Important factors to be considered?

  • Stand establishment may be affected by various factors and result variable seedling densities in the field, such as,
    • quality and vigor of seeds
    • quality of land preparation
    • weed competition
    • water management
    • environmental conditions (e.g. rainfall during the initial period after sowing)
    • physical damages
  • Use of seed paddy with a good seed vigor may help overcoming these issues.
  • Row seeding will assit
  • However, row seeding is practiced in limited scale because of the cost and the difficulty in obtaining implements.

Dry Seding

How do we perform dry seeding?

  • Non-germinated (dry) seeds are used as planting material.
  • Field is usually at a state of “no-water”.
  • Seeds are sawn on to dry soil (Also known as “Kekulan” or “Manawari” method).
  • Sowing is done either in rows or in a random manner.
  • Required seed rates vary with
    • severity of the environmental conditions.
    • potential physical damages to the seeds.
  • Seed rates could also be adjusted to control weed infestation levels (from 150 kg/ha to 300 kg/ha).

Water Seeding

Water seeding is a novel, recently introduced method of establishment.

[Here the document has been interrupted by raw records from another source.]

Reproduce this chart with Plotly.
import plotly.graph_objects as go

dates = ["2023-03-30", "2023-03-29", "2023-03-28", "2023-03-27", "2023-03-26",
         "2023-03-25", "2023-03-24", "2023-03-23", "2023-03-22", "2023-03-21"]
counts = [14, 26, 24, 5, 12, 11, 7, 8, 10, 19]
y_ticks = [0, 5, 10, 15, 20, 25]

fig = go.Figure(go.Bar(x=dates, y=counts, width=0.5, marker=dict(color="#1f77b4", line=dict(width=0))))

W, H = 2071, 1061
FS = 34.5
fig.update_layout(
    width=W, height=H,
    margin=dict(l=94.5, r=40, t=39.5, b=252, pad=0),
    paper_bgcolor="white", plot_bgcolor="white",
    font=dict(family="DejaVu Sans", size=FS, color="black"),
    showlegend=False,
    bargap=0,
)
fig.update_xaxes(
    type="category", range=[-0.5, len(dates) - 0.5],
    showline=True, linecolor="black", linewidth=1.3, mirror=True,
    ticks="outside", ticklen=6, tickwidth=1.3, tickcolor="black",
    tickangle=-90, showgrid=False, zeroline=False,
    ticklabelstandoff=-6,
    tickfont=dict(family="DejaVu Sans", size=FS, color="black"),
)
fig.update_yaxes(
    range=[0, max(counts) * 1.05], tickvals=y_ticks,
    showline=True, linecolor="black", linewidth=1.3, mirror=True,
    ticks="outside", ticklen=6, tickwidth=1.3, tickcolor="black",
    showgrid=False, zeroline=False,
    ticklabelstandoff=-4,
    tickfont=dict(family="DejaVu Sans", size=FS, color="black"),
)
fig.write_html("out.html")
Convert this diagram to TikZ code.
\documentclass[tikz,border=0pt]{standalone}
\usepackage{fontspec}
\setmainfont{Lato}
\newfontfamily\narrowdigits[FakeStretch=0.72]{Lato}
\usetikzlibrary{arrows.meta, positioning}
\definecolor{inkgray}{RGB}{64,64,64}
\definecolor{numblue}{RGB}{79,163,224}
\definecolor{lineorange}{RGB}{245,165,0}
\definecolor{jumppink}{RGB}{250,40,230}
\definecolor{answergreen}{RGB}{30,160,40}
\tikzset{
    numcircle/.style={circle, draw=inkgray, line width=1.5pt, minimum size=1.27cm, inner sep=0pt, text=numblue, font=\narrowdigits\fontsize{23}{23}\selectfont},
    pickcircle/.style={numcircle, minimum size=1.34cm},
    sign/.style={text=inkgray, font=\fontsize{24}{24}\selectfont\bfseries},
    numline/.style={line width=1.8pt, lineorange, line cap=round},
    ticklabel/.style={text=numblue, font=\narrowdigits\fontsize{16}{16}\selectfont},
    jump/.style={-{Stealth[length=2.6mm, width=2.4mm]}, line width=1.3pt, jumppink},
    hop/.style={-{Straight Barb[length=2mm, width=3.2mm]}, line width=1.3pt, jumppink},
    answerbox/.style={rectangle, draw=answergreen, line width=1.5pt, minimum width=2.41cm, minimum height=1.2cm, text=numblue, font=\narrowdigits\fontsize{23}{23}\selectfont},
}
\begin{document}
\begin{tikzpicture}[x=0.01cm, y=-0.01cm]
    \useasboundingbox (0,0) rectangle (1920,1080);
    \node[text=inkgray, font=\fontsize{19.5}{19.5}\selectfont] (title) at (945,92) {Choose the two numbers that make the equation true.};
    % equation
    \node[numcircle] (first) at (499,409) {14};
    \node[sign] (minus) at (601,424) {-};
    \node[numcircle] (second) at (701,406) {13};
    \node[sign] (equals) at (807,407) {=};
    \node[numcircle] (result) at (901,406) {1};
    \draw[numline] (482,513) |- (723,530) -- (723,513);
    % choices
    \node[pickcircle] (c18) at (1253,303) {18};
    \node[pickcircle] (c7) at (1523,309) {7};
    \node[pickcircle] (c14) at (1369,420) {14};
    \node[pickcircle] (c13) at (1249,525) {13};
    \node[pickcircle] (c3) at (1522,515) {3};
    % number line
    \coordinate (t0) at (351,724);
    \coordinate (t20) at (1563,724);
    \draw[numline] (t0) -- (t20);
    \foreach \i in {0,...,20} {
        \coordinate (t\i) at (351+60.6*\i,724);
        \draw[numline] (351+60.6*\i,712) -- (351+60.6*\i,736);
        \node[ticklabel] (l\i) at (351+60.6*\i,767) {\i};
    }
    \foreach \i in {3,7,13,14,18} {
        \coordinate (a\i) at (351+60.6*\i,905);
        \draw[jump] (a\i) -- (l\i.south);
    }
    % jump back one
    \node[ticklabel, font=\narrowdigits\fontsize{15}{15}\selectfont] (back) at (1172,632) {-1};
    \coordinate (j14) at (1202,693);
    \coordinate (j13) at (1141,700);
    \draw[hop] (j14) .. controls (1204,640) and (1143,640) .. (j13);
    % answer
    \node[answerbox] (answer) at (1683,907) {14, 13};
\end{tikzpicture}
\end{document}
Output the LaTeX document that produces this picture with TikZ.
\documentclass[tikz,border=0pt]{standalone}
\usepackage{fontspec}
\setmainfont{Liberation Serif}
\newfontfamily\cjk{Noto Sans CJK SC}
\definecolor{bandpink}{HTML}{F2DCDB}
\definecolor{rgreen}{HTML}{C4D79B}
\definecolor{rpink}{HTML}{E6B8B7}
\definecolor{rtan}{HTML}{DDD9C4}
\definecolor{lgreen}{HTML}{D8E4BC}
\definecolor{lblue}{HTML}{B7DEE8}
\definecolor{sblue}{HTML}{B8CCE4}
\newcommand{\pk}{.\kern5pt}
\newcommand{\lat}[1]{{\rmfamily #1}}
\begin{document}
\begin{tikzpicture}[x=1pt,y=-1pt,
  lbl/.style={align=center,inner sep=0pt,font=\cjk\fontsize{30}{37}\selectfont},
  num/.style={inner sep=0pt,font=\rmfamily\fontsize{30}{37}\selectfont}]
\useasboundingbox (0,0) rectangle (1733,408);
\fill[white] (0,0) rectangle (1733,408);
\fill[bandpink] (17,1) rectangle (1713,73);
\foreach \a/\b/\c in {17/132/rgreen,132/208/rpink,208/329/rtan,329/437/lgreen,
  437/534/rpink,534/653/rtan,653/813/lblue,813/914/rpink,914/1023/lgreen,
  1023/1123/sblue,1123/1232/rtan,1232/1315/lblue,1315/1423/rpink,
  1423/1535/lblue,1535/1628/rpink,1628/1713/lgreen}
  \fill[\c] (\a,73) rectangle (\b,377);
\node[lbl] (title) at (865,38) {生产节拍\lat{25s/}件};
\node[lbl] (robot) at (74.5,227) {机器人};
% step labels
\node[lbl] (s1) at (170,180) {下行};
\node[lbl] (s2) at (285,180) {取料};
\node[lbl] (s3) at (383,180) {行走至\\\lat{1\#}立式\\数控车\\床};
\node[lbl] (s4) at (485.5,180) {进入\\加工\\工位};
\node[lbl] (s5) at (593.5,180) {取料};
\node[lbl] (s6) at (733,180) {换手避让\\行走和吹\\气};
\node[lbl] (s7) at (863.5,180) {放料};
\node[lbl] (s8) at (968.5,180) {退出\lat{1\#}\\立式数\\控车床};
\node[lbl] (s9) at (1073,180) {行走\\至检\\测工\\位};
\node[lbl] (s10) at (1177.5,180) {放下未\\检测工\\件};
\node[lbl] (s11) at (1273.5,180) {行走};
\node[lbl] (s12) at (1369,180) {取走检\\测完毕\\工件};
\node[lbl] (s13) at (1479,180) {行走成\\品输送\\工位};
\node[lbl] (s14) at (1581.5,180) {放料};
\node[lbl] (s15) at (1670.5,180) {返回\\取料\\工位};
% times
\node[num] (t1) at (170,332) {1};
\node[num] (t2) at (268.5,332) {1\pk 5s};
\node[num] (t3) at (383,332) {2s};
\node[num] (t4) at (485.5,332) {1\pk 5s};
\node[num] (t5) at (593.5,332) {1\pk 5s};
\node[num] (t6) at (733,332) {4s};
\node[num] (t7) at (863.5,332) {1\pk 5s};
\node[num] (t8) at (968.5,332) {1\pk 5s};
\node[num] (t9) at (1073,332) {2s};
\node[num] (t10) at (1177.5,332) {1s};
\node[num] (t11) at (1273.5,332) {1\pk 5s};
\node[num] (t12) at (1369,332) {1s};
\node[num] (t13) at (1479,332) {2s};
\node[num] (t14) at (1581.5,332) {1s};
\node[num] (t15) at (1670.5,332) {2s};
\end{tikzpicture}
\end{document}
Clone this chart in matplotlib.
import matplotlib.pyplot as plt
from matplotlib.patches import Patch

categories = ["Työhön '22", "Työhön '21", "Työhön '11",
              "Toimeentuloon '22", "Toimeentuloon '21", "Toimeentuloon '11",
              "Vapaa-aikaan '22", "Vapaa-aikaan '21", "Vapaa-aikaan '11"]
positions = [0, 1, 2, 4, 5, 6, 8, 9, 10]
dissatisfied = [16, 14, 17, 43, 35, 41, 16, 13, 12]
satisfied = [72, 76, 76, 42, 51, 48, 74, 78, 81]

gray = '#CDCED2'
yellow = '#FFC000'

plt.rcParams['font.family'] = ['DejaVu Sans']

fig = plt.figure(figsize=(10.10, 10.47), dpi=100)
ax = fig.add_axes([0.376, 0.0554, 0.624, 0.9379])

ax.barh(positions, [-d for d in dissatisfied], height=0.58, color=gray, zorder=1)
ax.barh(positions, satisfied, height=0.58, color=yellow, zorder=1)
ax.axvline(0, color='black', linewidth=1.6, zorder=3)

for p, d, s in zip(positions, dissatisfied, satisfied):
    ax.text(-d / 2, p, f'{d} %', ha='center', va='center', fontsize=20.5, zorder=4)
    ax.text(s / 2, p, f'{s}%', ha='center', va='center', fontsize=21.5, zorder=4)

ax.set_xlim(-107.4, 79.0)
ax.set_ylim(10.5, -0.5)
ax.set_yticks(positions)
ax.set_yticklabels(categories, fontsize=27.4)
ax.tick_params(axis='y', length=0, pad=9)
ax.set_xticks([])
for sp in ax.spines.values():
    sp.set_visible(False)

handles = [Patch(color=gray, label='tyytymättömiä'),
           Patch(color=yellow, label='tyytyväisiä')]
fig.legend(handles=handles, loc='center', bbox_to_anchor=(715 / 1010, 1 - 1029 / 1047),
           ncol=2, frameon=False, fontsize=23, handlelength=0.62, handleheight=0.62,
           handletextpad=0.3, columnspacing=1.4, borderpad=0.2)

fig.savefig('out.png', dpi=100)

How do we perform water seeding?

  • Pre-germinated seeds are used as the planting material.
    • soaked for 48 hours and incubated for 24 hours.
  • Seeds are broadcasted to puddled soil with standing water unlike in wet seeding.
    • water may contain suspended clay particles.
    • seeds slowly get deposited with a thin layer of mud.


  • Protect the sown seeds from birds.
  • Minimize the growth of weeds including grasses and sedges.